● **Material provided**
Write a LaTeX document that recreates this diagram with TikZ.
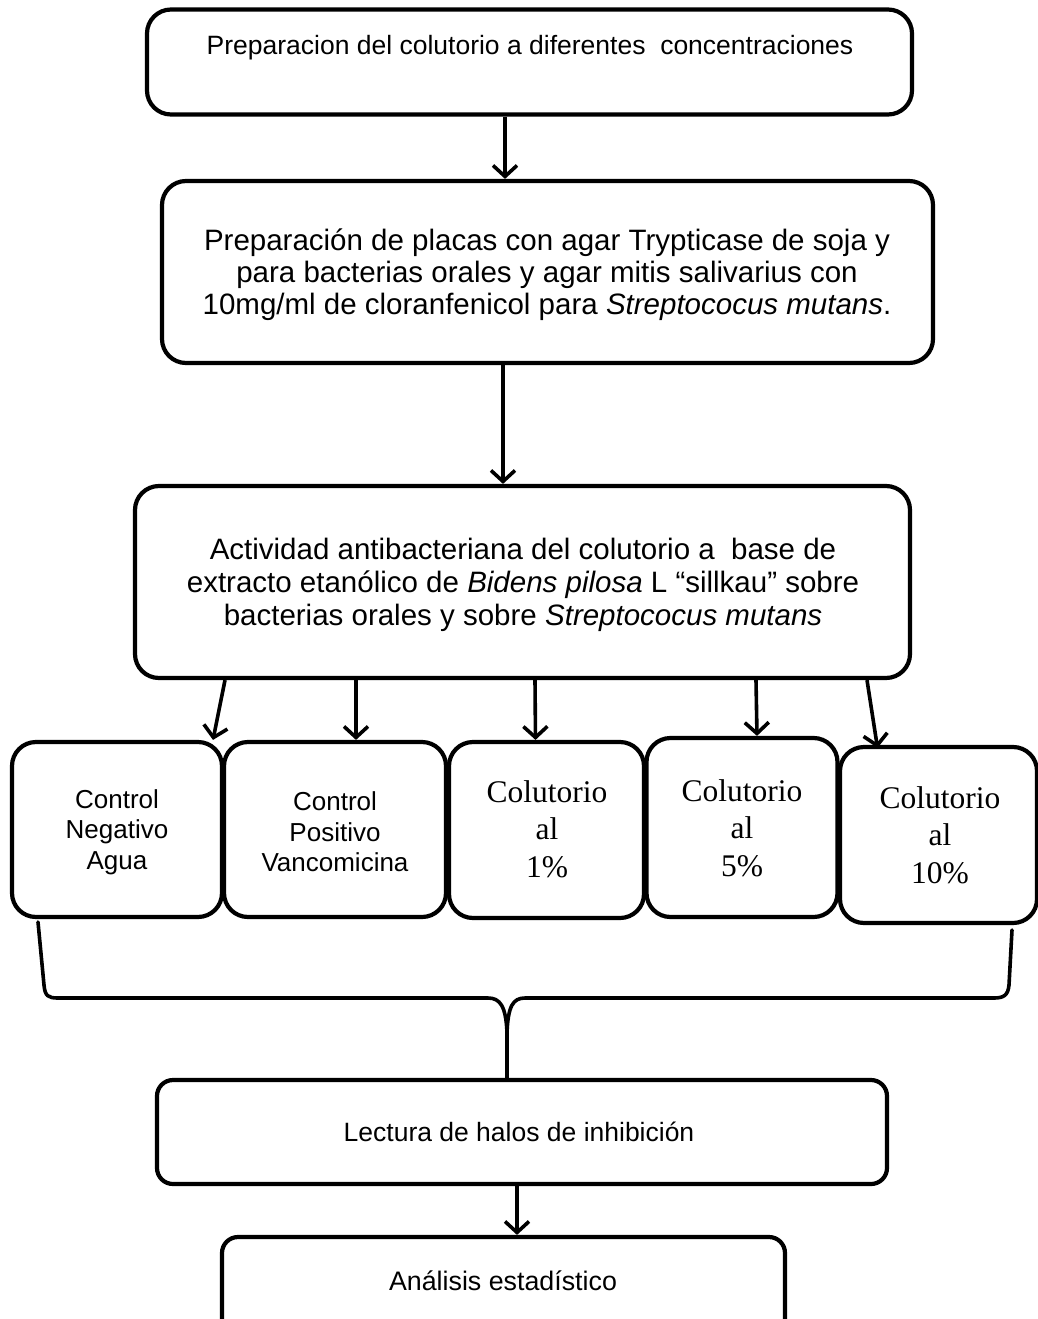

...

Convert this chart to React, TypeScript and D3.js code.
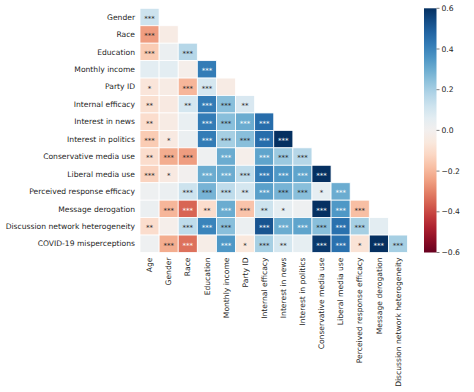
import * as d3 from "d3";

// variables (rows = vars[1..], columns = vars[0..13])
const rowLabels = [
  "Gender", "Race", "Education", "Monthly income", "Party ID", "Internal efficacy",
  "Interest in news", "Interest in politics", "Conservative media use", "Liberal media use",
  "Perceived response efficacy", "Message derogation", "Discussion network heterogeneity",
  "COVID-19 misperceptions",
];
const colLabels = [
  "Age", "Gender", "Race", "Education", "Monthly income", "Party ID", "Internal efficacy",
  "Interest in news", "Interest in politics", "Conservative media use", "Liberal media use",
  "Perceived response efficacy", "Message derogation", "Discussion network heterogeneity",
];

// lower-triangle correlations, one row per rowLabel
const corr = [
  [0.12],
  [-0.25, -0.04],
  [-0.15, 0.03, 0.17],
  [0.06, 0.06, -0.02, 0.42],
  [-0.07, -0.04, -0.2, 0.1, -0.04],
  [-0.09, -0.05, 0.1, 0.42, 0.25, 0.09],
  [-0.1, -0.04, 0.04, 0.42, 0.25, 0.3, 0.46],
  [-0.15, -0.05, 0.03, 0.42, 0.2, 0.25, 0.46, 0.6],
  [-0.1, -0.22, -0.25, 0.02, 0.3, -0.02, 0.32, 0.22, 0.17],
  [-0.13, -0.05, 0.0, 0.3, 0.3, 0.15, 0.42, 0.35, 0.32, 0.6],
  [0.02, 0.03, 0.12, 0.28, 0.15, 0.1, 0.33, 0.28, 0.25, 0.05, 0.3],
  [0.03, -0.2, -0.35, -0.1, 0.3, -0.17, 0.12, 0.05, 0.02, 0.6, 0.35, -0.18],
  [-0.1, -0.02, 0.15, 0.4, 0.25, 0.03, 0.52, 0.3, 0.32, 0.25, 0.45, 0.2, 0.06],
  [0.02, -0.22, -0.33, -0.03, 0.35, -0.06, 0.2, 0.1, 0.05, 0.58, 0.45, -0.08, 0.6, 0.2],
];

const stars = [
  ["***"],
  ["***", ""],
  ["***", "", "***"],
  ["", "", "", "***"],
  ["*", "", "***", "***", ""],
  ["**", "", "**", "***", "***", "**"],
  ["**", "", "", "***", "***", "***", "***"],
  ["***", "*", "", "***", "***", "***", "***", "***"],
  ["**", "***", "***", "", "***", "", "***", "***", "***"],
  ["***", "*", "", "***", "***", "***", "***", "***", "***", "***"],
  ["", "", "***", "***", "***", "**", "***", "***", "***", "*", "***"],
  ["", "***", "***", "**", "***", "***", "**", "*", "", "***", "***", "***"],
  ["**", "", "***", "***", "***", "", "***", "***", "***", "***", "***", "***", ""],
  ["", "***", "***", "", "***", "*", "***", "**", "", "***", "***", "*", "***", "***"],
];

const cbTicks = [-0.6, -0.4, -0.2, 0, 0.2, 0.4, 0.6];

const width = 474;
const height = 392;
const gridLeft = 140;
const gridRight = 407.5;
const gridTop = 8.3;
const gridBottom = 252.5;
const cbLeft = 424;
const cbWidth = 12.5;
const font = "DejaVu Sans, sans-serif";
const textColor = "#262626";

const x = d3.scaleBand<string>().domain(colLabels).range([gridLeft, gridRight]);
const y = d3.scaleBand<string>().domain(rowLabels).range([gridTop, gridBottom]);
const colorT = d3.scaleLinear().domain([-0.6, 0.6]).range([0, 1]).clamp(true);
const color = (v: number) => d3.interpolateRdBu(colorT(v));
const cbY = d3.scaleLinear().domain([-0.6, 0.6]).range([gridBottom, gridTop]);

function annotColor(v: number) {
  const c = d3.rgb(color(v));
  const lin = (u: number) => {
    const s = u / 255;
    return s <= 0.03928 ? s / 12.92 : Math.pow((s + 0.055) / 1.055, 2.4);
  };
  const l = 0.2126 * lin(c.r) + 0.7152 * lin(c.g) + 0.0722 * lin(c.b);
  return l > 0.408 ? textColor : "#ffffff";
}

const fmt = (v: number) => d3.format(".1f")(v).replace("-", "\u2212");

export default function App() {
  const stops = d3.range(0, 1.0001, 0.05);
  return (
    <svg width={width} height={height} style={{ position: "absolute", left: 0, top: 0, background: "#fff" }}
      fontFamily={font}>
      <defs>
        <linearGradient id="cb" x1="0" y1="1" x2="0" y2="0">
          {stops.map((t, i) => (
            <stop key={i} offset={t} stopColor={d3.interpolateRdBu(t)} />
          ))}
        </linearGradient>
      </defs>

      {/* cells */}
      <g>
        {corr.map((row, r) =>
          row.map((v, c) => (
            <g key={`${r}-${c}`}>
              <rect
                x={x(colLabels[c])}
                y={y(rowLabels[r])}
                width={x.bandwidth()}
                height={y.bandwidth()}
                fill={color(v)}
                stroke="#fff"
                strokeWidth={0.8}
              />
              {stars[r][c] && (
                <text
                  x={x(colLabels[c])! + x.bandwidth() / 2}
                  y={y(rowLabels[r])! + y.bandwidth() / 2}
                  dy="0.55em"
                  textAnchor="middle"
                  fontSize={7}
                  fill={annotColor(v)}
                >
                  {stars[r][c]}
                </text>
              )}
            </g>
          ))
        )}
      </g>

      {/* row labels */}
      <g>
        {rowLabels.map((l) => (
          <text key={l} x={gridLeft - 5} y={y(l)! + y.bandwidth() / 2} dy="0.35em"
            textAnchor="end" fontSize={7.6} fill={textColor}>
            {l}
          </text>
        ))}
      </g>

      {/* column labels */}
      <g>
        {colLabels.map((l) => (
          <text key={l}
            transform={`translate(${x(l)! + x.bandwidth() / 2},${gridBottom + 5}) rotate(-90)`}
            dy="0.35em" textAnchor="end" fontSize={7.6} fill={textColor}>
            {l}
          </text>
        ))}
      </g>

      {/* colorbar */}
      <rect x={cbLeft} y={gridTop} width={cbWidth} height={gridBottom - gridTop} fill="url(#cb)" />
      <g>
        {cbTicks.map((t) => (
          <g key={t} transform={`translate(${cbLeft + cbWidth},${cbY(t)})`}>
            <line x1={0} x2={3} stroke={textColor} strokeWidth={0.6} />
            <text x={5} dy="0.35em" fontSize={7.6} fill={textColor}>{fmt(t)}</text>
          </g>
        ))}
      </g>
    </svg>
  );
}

...

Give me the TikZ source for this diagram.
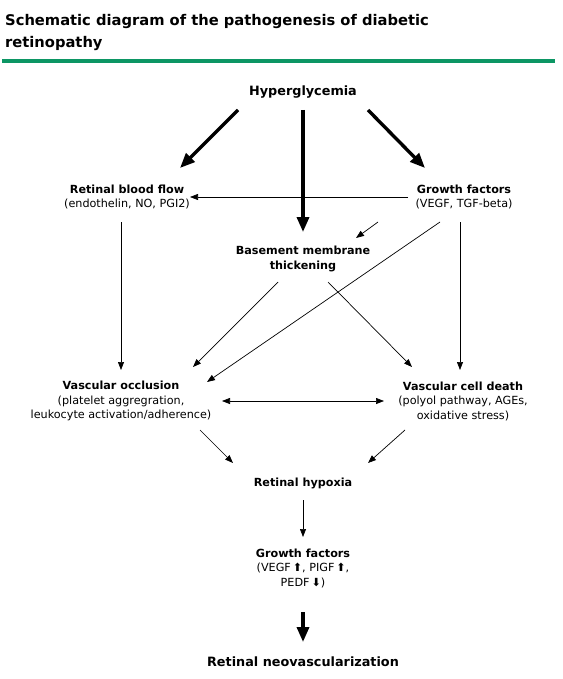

● **To be done**
All lines above from the one containing "Convert this chart" through the one containing "import * as" are to be quoted exactly, and only those; pictures are left out.

● **The output**
Convert this chart to React, TypeScript and D3.js code.
import * as d3 from "d3";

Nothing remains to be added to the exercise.